What Is Same Day ACH and How Does It Work?
Master the requirements for rapid bank transfers. Explore Same Day ACH processing windows, settlement rules, exclusions, and financial constraints.
Master the requirements for rapid bank transfers. Explore Same Day ACH processing windows, settlement rules, exclusions, and financial constraints.
The Automated Clearing House (ACH) network functions as the electronic backbone for nearly all non-wire funds transfers within the United States. This system facilitates the massive volume of transactions that move between financial institutions daily, including direct deposit payroll and automated bill payments. The inherent multi-day nature of standard ACH processing, however, created a significant gap in the financial services landscape.
This need for a faster, yet still cost-effective, transfer mechanism led to the development of Same Day ACH (SDA). The National Automated Clearing House Association (Nacha), which governs the ACH Network, implemented the SDA rule to expedite payments. This enhancement allows a substantial number of lower-value electronic transactions to clear and settle within a single banking day.
Same Day ACH is an optional service that Originating Depository Financial Institutions (ODFIs) can offer to expedite the processing of eligible ACH transactions. It is not an instant payment rail like real-time payments (RTP), but rather an acceleration of the existing batch-processing system.
The service covers both Same Day ACH Credits and Same Day ACH Debits. Credits are used for urgent funding needs like off-cycle payroll, emergency vendor payments, or insurance claim disbursements. Debits facilitate the rapid collection of funds for transactions such as missed bill payments, loan payoffs, or expedited account funding.
Participation in the receiving side of the SDA process is mandatory for virtually all commercial banks and credit unions across the country. This universality makes SDA a highly predictable payment option for businesses and consumers alike.
The speed of Same Day ACH is achieved through the addition of multiple processing windows each business day. Originating Depository Financial Institutions must submit their SDA files by three distinct deadlines. Missing a deadline means the payment must wait for the next available window, which may be the following business day.
The first daily submission deadline is 10:30 a.m. Eastern Time (ET), with interbank settlement occurring at 1:00 p.m. ET. The second submission window requires file submission by 2:45 p.m. ET, settling at 5:00 p.m. ET. The third and final window requires file submission by 4:45 p.m. ET.

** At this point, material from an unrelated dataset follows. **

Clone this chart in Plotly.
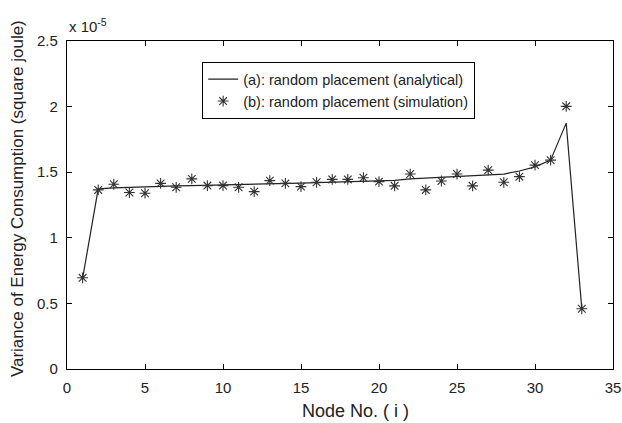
import plotly.graph_objects as go

nodes = list(range(1, 34))
# values in units of 1e-5 square joule
analytical = [0.69, 1.373, 1.38, 1.385, 1.39, 1.393, 1.396, 1.398, 1.40, 1.403, 1.405,
              1.408, 1.411, 1.414, 1.417, 1.420, 1.423, 1.426, 1.429, 1.432, 1.438, 1.449,
              1.455, 1.462, 1.468, 1.475, 1.480, 1.486, 1.509, 1.541, 1.592, 1.874, 0.459]
simulation = [0.695, 1.365, 1.408, 1.345, 1.340, 1.415, 1.385, 1.449, 1.398, 1.398, 1.385,
              1.352, 1.436, 1.415, 1.390, 1.423, 1.445, 1.445, 1.458, 1.428, 1.396, 1.486,
              1.365, 1.433, 1.486, 1.396, 1.516, 1.423, 1.466, 1.554, 1.592, 2.002, 0.459]

x_ticks = [0, 5, 10, 15, 20, 25, 30, 35]
y_ticks = [0, 0.5, 1, 1.5, 2, 2.5]
y_tick_labels = ["0", "0.5", "1", "1.5", "2", "2.5"]

font = "Liberation Sans, Arial, sans-serif"

fig = go.Figure()
fig.add_trace(go.Scatter(
    x=nodes, y=analytical, mode="lines",
    name="(a): random placement (analytical)",
    line=dict(color="#222222", width=1.2),
))
fig.add_trace(go.Scatter(
    x=nodes, y=simulation, mode="markers",
    name="(b): random placement (simulation)",
    marker=dict(symbol="asterisk-open", size=9, color="#333333",
                line=dict(color="#333333", width=1.1)),
))

axis_common = dict(
    showline=True, linecolor="black", linewidth=1.3, mirror="ticks",
    ticks="inside", ticklen=5, tickcolor="black", showgrid=False, zeroline=False,
    automargin=False,
    tickfont=dict(family=font, size=15, color="#222222"),
)

fig.update_layout(
    width=622, height=423,
    margin=dict(l=67, r=9, t=41, b=54, autoexpand=False),
    paper_bgcolor="white", plot_bgcolor="white",
    font=dict(family=font, color="#222222"),
    xaxis=dict(range=[0, 35], tickvals=x_ticks, ticklabelstandoff=5, **axis_common),
    yaxis=dict(range=[0, 2.5], tickvals=y_ticks, ticktext=y_tick_labels,
               ticklabelstandoff=5, **axis_common),
    legend=dict(x=0.247, y=0.936, xanchor="left", yanchor="top",
                bgcolor="white", bordercolor="black", borderwidth=1.3,
                font=dict(family=font, size=14.5, color="#222222"),
                tracegroupgap=0, itemwidth=30),
    showlegend=True,
    annotations=[
        dict(text="x 10<sup>-5</sup>", xref="paper", yref="paper",
             x=0.0, y=1.0, xanchor="left", yanchor="bottom", showarrow=False,
             yshift=4, font=dict(family=font, size=15, color="#222222")),
        dict(text="Node No. ( i )", xref="paper", yref="paper",
             x=0.5275, y=-0.128, xanchor="center", yanchor="middle", showarrow=False,
             font=dict(family=font, size=18, color="#222222")),
        dict(text="Variance of Energy Consumption (square joule)", xref="paper", yref="paper",
             x=-0.0916, y=0.521, xanchor="center", yanchor="middle", showarrow=False,
             textangle=-90, font=dict(family=font, size=17, color="#222222")),
    ],
)

fig.write_html("out.html", config={"displayModeBar": False},
               post_script="document.body.style.margin='0px';")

The third daily batch settles later in the day at 6:00 p.m. ET, providing flexibility for originators. For Same Day ACH Credits, the Receiving Depository Financial Institution (RDFI) must ensure the funds are available to the receiver for withdrawal no later than 5:00 p.m. local time on the settlement date.
Same Day ACH is subject to specific dollar limits and transactional exclusions. The maximum amount allowed for any single Same Day ACH transaction is currently set at $1 million. Transactions exceeding this $1 million limit are automatically routed to the standard ACH processing schedule.
Certain types of payments are explicitly excluded from eligibility for Same Day ACH processing. The most significant exclusion is International ACH Transactions (IATs). IATs involve cross-border transfers that require additional compliance and regulatory scrutiny, which is incompatible with the compressed SDA settlement windows.
The eligibility rules focus SDA on domestic, high-volume transfers where speed is a premium. Additionally, high-value debit entries greater than $25,000 and certain specialized payment types are sometimes excluded by specific ODFIs.
The fundamental distinction between Same Day ACH and Standard ACH lies in the settlement time and the associated cost structure. Standard ACH payments operate on a next-day or two-day settlement cycle. Same Day ACH ensures funds are settled and available to the recipient on the same business day.
This acceleration in speed comes with a difference in the fee structure. Standard ACH processing is typically low-cost or bundled into basic service agreements. Same Day ACH transactions incur a per-item fee, which is usually charged to the originator of the payment.
The higher cost is justified by the immediate liquidity benefit and operational urgency. Businesses utilize Standard ACH for routine, high-volume transfers like recurring monthly payroll or automated subscription billing. Same Day ACH is selected for critical or time-sensitive events, such as correcting a payroll error or making an urgent tax payment.